Well it’s been a few months since Brexit and Autumn is here. The football season is in full swing and we’ve welcomed the Great British Bake Off, Strictly Come Dancing and The Apprentice back to our TVs. The newspapers are also returning to familiar territory… there’s good news, bad news and indifferent news about the Brit’s favourite subject (after the weather)… the property market.

However, we all know that the UK does not have one housing market. Instead, it is a patchwork of mini property markets all performing in a different way. At one end of scale is Kensington and Chelsea, which has seen average prices drop in the last twelve months by 6.2% whilst in our Yorkshire and Humber region, house prices are 5.5% higher.

But what about Rotherham?

Property prices in Rotherham are 1.3% higher than a year ago and 0.7% higher than last month.

So what does this mean for Rotherham landlords and homeowners? In reality, not that much unless you are buying or selling. Most sellers are buyers anyway, so if the one you are buying has gone up, yours has gone up.

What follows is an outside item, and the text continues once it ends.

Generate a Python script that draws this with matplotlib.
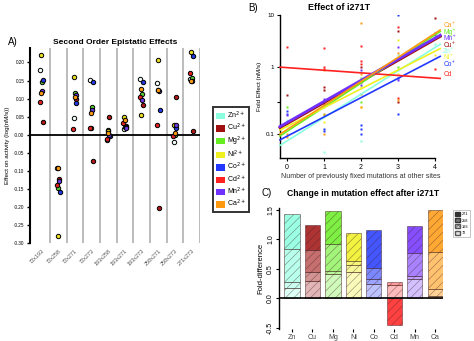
import matplotlib
matplotlib.use("Agg")
import matplotlib.pyplot as plt
from matplotlib.patches import Patch
from matplotlib.ticker import NullLocator
from matplotlib.colors import to_rgba
import numpy as np

plt.rcParams['font.family'] = ['Liberation Sans', 'DejaVu Sans']
plt.rcParams['hatch.linewidth'] = 0.4

metals = ["Zn", "Cu", "Mg", "Ni", "Co", "Cd", "Mn", "Ca"]
metal_colors = ["#8affe0", "#a01010", "#66ee22", "#f0f020", "#2238ff", "#ff2020", "#7030ff", "#ff9a10"]
# panel A dots: Zn shows up almost white
dot_colors = ["#f4fffc", "#b01818", "#55cc33", "#e8e020", "#2238e0", "#e02020", "#6a3ae0", "#ff9a10"]

# ---- panel A: second order epistasis, one list per metal over the pairs
pairs = ["72x193", "72x258", "72x271", "72x273", "193x258",
         "193x271", "193x273", "258x271", "258x273", "271x273"]
epi_zn = [0.180, -0.093, 0.045, 0.152, -0.015, 0.017, 0.155, 0.144, -0.020, 0.153]
epi_cu = [0.035, -0.122, 0.100, -0.072, 0.048, 0.025, 0.083, -0.203, 0.105, 0.010]
epi_mg = [0.145, -0.148, 0.115, 0.077, 0.013, 0.020, 0.112, 0.124, 0.000, 0.158]
epi_ni = [0.220, -0.280, 0.160, 0.018, 0.010, 0.048, 0.055, 0.206, 0.027, 0.228]
epi_co = [0.152, -0.158, 0.088, 0.145, -0.005, 0.020, 0.145, 0.067, 0.018, 0.218]
epi_cd = [0.090, -0.138, 0.015, 0.019, -0.012, 0.033, 0.105, 0.028, -0.005, 0.171]
epi_mn = [0.122, -0.128, 0.110, 0.067, 0.000, 0.018, 0.095, 0.122, 0.026, 0.150]
epi_ca = [0.115, -0.092, 0.105, 0.060, 0.005, 0.040, 0.127, 0.123, 0.004, 0.148]

# ---- panel B: fold effect of i271T vs number of fixed mutations (0..4)
n_fixed = [0, 1, 2, 3, 4]
fold_zn = [[0.16, 0.13], [0.055, 0.2], [0.08, 0.4], [0.9, 1.5], [2.2]]
fold_cu = [[0.38], [0.5, 0.45], [1.0, 0.6], [3.5, 0.3], [5.5]]
fold_mg = [[0.25], [0.19, 0.3], [0.7, 0.3], [8.0, 1.0], [9.0]]
fold_ni = [[0.14], [0.15, 0.25], [0.5, 0.25], [2.5, 0.8], [1.5]]
fold_co = [[0.22, 0.2], [0.12, 0.11, 0.3], [0.136, 0.12, 0.1], [6.0, 0.7, 0.2], [3.2]]
fold_cd = [[2.0], [1.9, 1.0, 0.95], [2.1, 1.25, 1.1], [4.0, 0.35], [0.95]]
fold_mn = [[0.19], [0.33, 0.28], [0.9, 0.55], [2.0, 0.65], [3.0]]
fold_ca = [[0.1, 0.09], [0.9, 0.1, 0.2], [4.5, 0.8, 0.4, 0.25], [7.0, 0.32, 1.6], [7.5]]
# fitted lines: value at 0 fixed mutations and log10 slope per mutation
fit_at0 = [0.079, 0.143, 0.110, 0.130, 0.093, 0.983, 0.149, 0.117]
fit_slope = [0.349, 0.315, 0.360, 0.281, 0.288, -0.039, 0.315, 0.359]
fit_labels = ["Zn⁺", "Cu⁺", "Mg⁺", "Ni⁺", "Co⁺", "Cd", "Mn⁺", "Ca⁺"]

# ---- panel C: stacked change in mutation effect after i271T
seg_72 = [0.18, 0.30, 0.41, 0.45, 0.25, 0.22, 0.33, 0.04]
seg_193 = [0.09, 0.14, 0.06, 0.11, 0.07, 0.05, 0.04, 0.11]
seg_258 = [0.57, 0.37, 0.45, 0.08, 0.20, 0.00, 0.40, 0.64]
seg_271 = [0.58, 0.43, 0.56, 0.47, 0.64, -0.45, 0.46, 0.71]
seg_names = ["72", "193", "258", "271"]

W, H = 474, 341
fig = plt.figure(figsize=(W / 100, H / 100), dpi=100)


def fx(px):
    return px / W


def fy(py):
    return 1 - py / H


# ================= A =================
axA = fig.add_axes([fx(30), fy(243), fx(170), 195 / H])
epi = [epi_zn, epi_cu, epi_mg, epi_ni, epi_co, epi_cd, epi_mn, epi_ca]
offsets = [-0.08, 0.06, 0.0, -0.04, 0.08, -0.1, 0.04, -0.02]
xs = np.arange(len(pairs))
for i in range(len(pairs)):
    axA.axvline(i + 0.5, color="#b0b0b0", lw=1.2, zorder=0)
axA.axhline(0, color="k", lw=1.3, zorder=1)
for m in range(len(metals)):
    axA.scatter(xs + offsets[m], epi[m], s=10, c=dot_colors[m], edgecolors="k",
                linewidths=0.7, zorder=3)
axA.set_xlim(-0.7, 9.5)
axA.set_ylim(-0.30, 0.24)
for s in ["top", "right", "bottom"]:
    axA.spines[s].set_visible(False)
axA.spines["left"].set_linewidth(1.5)
yt = np.arange(-0.30, 0.201, 0.05)
axA.set_yticks(yt)
axA.set_yticklabels(["%.2f" % v for v in yt], fontsize=3.3)
axA.tick_params(axis="y", length=2.5, width=1, pad=1.5)
axA.set_xticks(xs)
axA.set_xticklabels(pairs, rotation=45, ha="right", rotation_mode="anchor",
                    fontsize=4, color="#555555")
axA.tick_params(axis="x", length=0, pad=4)
axA.set_ylabel("Effect on activity (log(nM/s))", fontsize=4.5, labelpad=3)

fig.text(fx(8), fy(42), "A)", fontsize=7, va="center")
fig.text(fx(115), fy(42), "Second Order Epistatic Effects", fontsize=6,
         fontweight="bold", ha="center", va="center")

handles = [Patch(facecolor=c, edgecolor="none") for c in metal_colors]
leg = fig.legend(handles, [m + "$^{2+}$" for m in metals], loc="upper left",
                 bbox_to_anchor=(fx(213), fy(107)), fontsize=5, frameon=True,
                 fancybox=False, handlelength=1.3, handleheight=1.0,
                 handletextpad=0.25, labelspacing=0.15, borderpad=0.4,
                 borderaxespad=0)
leg.get_frame().set_edgecolor("k")
leg.get_frame().set_linewidth(1.4)

# ================= B =================
axB = fig.add_axes([fx(280), fy(158), 160.6 / W, 143 / H])
folds = [fold_zn, fold_cu, fold_mg, fold_ni, fold_co, fold_cd, fold_mn, fold_ca]
for m in range(len(metals)):
    for k, vals in zip(n_fixed, folds[m]):
        axB.plot([k] * len(vals), vals, "s", ms=1.6, color=metal_colors[m],
                 mec="none", zorder=2)
xl = np.array([-0.19, 4.14])
ends = []
for m in range(len(metals)):
    yl = fit_at0[m] * 10 ** (fit_slope[m] * xl)
    lw = 2.0 if metals[m] in ("Cu", "Mn") else 1.2
    axB.plot(xl, yl, color=metal_colors[m], lw=lw, clip_on=False, zorder=3)
    ends.append(np.log10(yl[-1]))
# spread the end labels so they don't collide
order = np.argsort(ends)[::-1]
lab_pos = {}
prev = None
for m in order:
    v = ends[m] + 0.06
    if prev is not None and prev - v < 0.095:
        v = prev - 0.095
    lab_pos[m] = v
    prev = v
for m in range(len(metals)):
    axB.text(4.22, 10 ** lab_pos[m], fit_labels[m], color=metal_colors[m],
             fontsize=4.8, va="center", ha="left", clip_on=False)
axB.set_yscale("log")
axB.set_xlim(-0.19, 4.15)
axB.set_ylim(0.044, 6.0)
axB.yaxis.set_minor_locator(NullLocator())
axB.set_yticks([0.1, 1, 6.0])
axB.set_yticklabels(["0.1", "1", "10"], fontsize=4.5)
axB.set_yticks([0.3], minor=True)
axB.set_xticks(n_fixed)
axB.set_xticklabels([str(v) for v in n_fixed], fontsize=5)
axB.tick_params(which="both", length=2.5, width=0.8, pad=1.5)
for s in ["top", "right"]:
    axB.spines[s].set_visible(False)
axB.spines["bottom"].set_bounds(-0.19, 4)
axB.spines["left"].set_linewidth(1.0)
axB.spines["bottom"].set_linewidth(1.0)
axB.set_xlabel("Number of previously fixed mutations at other sites",
               fontsize=5, color="#333333", labelpad=1.5)
axB.set_ylabel("Fold Effect (nM/s)", fontsize=4.5, labelpad=3)
fig.text(fx(248), fy(8), "B)", fontsize=7, va="center")
fig.text(fx(339), fy(8), "Effect of i271T", fontsize=6.5, fontweight="bold",
         ha="center", va="center")

# ================= C =================
axC = fig.add_axes([fx(279), fy(329), fx(164), 121 / H])
segs = [seg_72, seg_193, seg_258, seg_271]
alphas = [0.3, 0.45, 0.6, 0.85]
xc = np.arange(len(metals))
pos_base = np.zeros(len(metals))
neg_base = np.zeros(len(metals))
for j, seg in enumerate(segs):
    seg = np.array(seg)
    base = np.where(seg >= 0, pos_base, neg_base)
    for i in range(len(metals)):
        if seg[i] == 0:
            continue
        fc = to_rgba(metal_colors[i], alphas[j])
        ec = to_rgba("#402020", 0.55)
        axC.bar(xc[i], seg[i], bottom=base[i], width=0.75, color=fc,
                edgecolor=ec, linewidth=0.6, hatch="////", zorder=2)
    pos_base = pos_base + np.where(seg >= 0, seg, 0)
    neg_base = neg_base + np.where(seg < 0, seg, 0)
axC.axhline(0, color="k", lw=1.2, zorder=3)
axC.set_xlim(-0.63, 7.38)
axC.set_ylim(-0.52, 1.53)
axC.set_yticks([-0.5, 0.0, 0.5, 1.0, 1.5])
axC.set_yticklabels(["-0.5", "0.0", "0.5", "1.0", "1.5"], rotation=90,
                    va="center", fontsize=5)
axC.set_xticks(xc)
axC.set_xticklabels(metals, fontsize=5, color="#444444")
axC.tick_params(axis="both", length=2, width=0.8, pad=1.5)
for s in ["top", "right", "bottom"]:
    axC.spines[s].set_visible(False)
axC.spines["left"].set_linewidth(1.0)
axC.set_ylabel("Fold-difference", fontsize=5.5, labelpad=2)
fig.text(fx(261), fy(193), "C)", fontsize=7, va="center")
fig.text(fx(363), fy(193), "Change in mutation effect after i271T",
         fontsize=6.2, fontweight="bold", ha="center", va="center")

seg_handles = [Patch(facecolor="#333333", edgecolor="#333333"),
               Patch(facecolor="#777777", edgecolor="#333333", hatch="////"),
               Patch(facecolor="#cccccc", edgecolor="#555555", hatch="xx"),
               Patch(facecolor="#e6e6e6", edgecolor="#555555", hatch="----")]
legC = fig.legend(seg_handles, seg_names[::-1], loc="upper left",
                  bbox_to_anchor=(fx(453), fy(210)), fontsize=2.8,
                  frameon=True, fancybox=False, handlelength=1.4,
                  handleheight=1.2, handletextpad=0.4, labelspacing=0.5,
                  borderpad=0.5, borderaxespad=0)
legC.get_frame().set_edgecolor("#999999")
legC.get_frame().set_linewidth(0.5)

fig.savefig("out.png", dpi=100)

Everything is relative and what I would say is this:

If you look hard enough there are still some bargains to be had in Rotherham – even in this market.

However, the most important question you should be asking is not ‘what is happening to property prices?’ but ‘which price band is actually selling?’

I like to keep an eye on the property market in Rotherham on a daily basis because it enables me to give the best advice and opinions on what to buy or not to buy.

If you look at Rotherham and split the property market into four equalled sized price bands, each price band would have around 25% of the property in Rotherham. A look at the percentage of properties on the market that are sold is quite interesting:

percentage-of-market-properties-sold

  • 0-£80k 387 properties for sale and 99 sold (stc) i.e. 20% sold
  • £80k-£120k 385 properties for sale and 138 sold (stc) i.e. 26% sold
  • £120k-£190k 367 properties for sale and 234 sold (stc) i.e. 38% sold
  • £190k+ 302 properties for sale and 102 sold (stc) i.e. 25% sold

Don’t you think that it’s fascinating that the middle market is doing the best?

The next nine months’ activity will be crucial in understanding which way the market will go this year after Brexit… but, Brexit or no Brexit, people will always need a roof over their head and that is why the property market has ridden the storms of oil crisis’ in the 1970s, the 1980s depression, Black Monday in the 1990s, and the credit crunch and the various house price crashes of 1973, 1987 and 2008.

And why?

Britain’s chronic lack of housing will prop up house prices and prevent a post-spike crash.

There is always a silver lining when it comes to the property market!